TO BE DONE
From the first line of the data below through the line bearing "const yLabel = 'Acceleration / m/s²';", reproduce each line exactly; do not include pictures.

ITEMS
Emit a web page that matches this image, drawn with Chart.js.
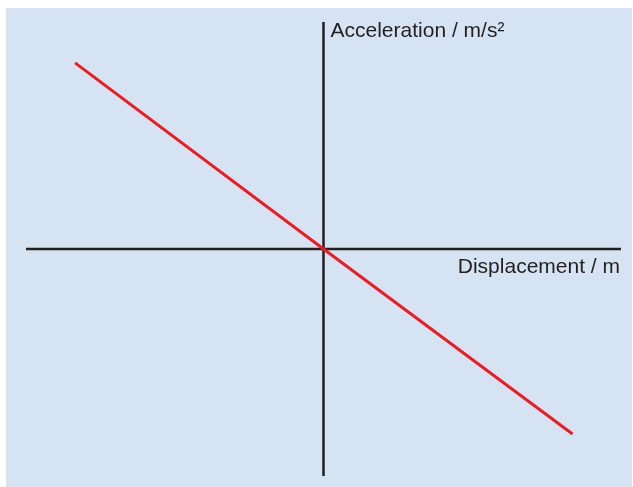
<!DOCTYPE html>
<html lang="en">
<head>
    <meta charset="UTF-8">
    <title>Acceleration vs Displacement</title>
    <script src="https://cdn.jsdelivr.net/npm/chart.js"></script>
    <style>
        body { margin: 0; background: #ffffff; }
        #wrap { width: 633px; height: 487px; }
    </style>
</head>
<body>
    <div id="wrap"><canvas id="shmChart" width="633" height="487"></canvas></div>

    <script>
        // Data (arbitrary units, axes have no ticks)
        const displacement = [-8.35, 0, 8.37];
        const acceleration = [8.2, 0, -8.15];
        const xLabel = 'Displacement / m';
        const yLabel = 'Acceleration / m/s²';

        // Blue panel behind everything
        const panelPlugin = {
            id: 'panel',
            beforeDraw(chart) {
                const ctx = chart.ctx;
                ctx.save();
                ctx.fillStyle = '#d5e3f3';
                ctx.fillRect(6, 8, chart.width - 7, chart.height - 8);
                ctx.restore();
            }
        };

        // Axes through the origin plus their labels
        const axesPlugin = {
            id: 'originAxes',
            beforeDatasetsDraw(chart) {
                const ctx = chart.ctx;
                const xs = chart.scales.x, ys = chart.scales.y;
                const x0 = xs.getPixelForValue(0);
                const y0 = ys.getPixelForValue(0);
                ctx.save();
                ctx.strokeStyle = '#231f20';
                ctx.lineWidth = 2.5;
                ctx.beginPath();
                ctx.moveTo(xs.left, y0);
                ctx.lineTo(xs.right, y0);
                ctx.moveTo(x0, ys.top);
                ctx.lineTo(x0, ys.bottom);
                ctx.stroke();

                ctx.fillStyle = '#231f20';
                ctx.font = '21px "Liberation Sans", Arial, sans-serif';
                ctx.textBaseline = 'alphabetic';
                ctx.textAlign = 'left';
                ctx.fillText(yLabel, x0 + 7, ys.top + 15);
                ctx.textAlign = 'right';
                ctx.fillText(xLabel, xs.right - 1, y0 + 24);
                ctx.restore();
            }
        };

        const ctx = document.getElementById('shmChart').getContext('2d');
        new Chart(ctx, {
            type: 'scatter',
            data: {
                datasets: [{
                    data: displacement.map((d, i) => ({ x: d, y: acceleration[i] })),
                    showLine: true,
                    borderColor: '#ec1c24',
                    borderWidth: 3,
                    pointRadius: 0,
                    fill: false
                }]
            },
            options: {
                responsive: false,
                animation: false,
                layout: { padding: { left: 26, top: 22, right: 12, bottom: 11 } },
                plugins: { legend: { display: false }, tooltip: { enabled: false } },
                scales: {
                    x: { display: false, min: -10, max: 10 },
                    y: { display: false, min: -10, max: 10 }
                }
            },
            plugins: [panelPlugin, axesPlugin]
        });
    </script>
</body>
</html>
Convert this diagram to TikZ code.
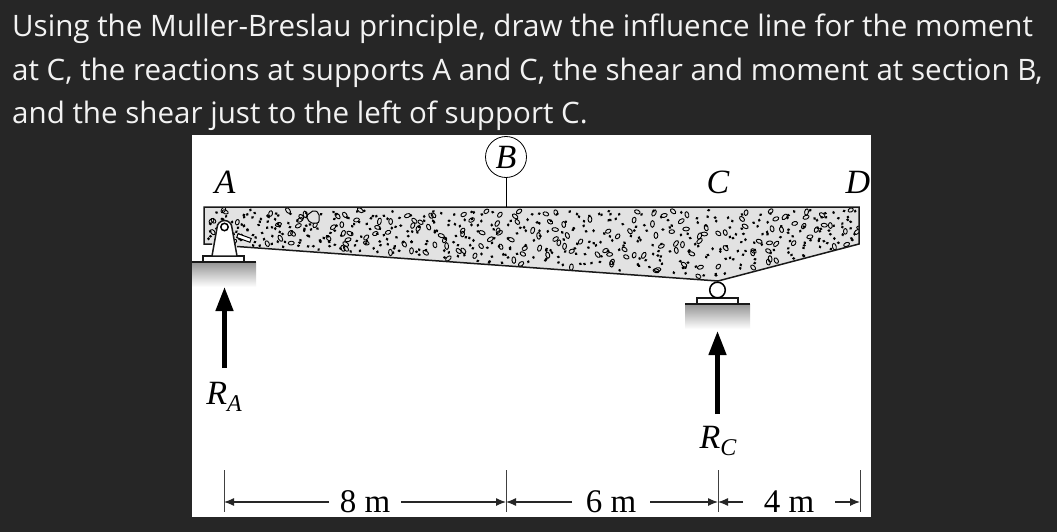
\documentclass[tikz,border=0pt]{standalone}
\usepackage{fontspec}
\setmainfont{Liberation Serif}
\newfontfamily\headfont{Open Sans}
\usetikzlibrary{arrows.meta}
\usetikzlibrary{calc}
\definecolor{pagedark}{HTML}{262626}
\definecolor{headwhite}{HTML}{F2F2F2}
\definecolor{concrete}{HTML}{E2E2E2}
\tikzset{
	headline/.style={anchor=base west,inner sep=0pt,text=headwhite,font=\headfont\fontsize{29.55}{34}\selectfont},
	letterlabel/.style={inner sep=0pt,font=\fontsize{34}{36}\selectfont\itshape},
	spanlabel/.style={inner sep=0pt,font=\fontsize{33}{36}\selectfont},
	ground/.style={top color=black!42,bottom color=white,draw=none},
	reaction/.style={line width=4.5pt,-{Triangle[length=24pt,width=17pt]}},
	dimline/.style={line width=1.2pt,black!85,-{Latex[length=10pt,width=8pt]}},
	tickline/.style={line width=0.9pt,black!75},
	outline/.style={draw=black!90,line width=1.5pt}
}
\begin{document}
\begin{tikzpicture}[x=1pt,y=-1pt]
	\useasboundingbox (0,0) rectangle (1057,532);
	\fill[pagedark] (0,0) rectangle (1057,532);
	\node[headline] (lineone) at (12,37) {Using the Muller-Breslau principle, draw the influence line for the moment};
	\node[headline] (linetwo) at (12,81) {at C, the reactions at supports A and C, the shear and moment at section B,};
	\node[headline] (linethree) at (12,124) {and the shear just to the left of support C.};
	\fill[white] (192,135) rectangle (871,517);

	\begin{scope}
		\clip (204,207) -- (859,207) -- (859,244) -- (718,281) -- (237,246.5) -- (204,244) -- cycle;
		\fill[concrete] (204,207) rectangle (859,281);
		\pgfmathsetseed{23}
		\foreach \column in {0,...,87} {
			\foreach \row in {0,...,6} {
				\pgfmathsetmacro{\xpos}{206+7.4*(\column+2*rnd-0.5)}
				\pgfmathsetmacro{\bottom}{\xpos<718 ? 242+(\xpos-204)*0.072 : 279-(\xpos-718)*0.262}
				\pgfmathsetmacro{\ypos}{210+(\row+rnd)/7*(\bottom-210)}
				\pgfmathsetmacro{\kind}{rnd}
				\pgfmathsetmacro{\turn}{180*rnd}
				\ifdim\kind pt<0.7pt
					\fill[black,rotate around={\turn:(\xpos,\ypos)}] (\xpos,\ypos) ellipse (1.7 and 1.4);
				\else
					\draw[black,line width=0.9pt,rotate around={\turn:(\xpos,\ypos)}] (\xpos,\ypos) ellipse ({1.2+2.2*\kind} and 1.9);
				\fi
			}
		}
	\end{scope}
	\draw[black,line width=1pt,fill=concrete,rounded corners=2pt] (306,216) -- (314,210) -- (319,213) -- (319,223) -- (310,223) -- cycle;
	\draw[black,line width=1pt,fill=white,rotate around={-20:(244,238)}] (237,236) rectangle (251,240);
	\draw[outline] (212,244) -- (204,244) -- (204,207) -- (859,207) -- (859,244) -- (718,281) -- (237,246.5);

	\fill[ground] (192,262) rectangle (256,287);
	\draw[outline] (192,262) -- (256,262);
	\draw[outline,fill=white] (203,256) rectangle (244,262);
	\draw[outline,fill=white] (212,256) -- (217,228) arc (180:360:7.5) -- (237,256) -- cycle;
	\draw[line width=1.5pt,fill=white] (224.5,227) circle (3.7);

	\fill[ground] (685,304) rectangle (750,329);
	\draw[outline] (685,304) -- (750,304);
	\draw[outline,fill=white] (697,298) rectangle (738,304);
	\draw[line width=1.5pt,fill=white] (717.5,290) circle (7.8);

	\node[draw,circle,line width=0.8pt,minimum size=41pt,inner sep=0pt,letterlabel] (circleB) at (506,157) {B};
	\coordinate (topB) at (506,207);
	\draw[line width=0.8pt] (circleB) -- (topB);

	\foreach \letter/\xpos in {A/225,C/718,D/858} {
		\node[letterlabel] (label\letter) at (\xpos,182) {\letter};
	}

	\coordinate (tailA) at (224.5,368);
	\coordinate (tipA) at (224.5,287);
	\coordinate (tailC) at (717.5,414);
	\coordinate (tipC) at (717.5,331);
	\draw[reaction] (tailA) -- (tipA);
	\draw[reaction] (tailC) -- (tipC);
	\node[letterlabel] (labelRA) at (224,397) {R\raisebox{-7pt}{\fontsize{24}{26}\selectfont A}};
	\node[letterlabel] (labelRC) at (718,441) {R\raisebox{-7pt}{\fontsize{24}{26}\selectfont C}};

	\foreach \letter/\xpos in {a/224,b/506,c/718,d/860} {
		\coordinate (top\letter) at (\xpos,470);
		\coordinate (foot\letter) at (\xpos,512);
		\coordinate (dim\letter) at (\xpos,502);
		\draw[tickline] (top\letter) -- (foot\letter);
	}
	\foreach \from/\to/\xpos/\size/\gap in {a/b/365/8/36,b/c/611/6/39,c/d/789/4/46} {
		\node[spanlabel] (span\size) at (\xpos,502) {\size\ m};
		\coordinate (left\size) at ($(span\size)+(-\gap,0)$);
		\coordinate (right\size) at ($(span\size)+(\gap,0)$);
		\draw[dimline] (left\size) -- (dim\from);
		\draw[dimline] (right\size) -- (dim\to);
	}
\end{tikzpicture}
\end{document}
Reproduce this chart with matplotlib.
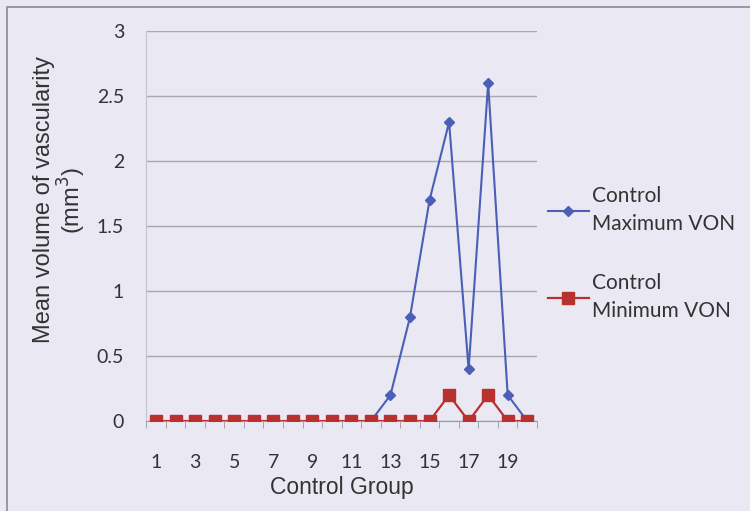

EXERCISE RESPONSE
Emit a web page that matches this image, drawn with Chart.js.
<!DOCTYPE html>
<html lang="en">
<head>
    <meta charset="UTF-8">
    <title>Acceleration vs Displacement</title>
    <script src="https://cdn.jsdelivr.net/npm/chart.js"></script>
    <style>
        body { margin: 0; background: #ffffff; }
        #wrap { width: 633px; height: 487px; }
    </style>
</head>
<body>
    <div id="wrap"><canvas id="shmChart" width="633" height="487"></canvas></div>

    <script>
        // Data (arbitrary units, axes have no ticks)
        const displacement = [-8.35, 0, 8.37];
        const acceleration = [8.2, 0, -8.15];
        const xLabel = 'Displacement / m';
        const yLabel = 'Acceleration / m/s²';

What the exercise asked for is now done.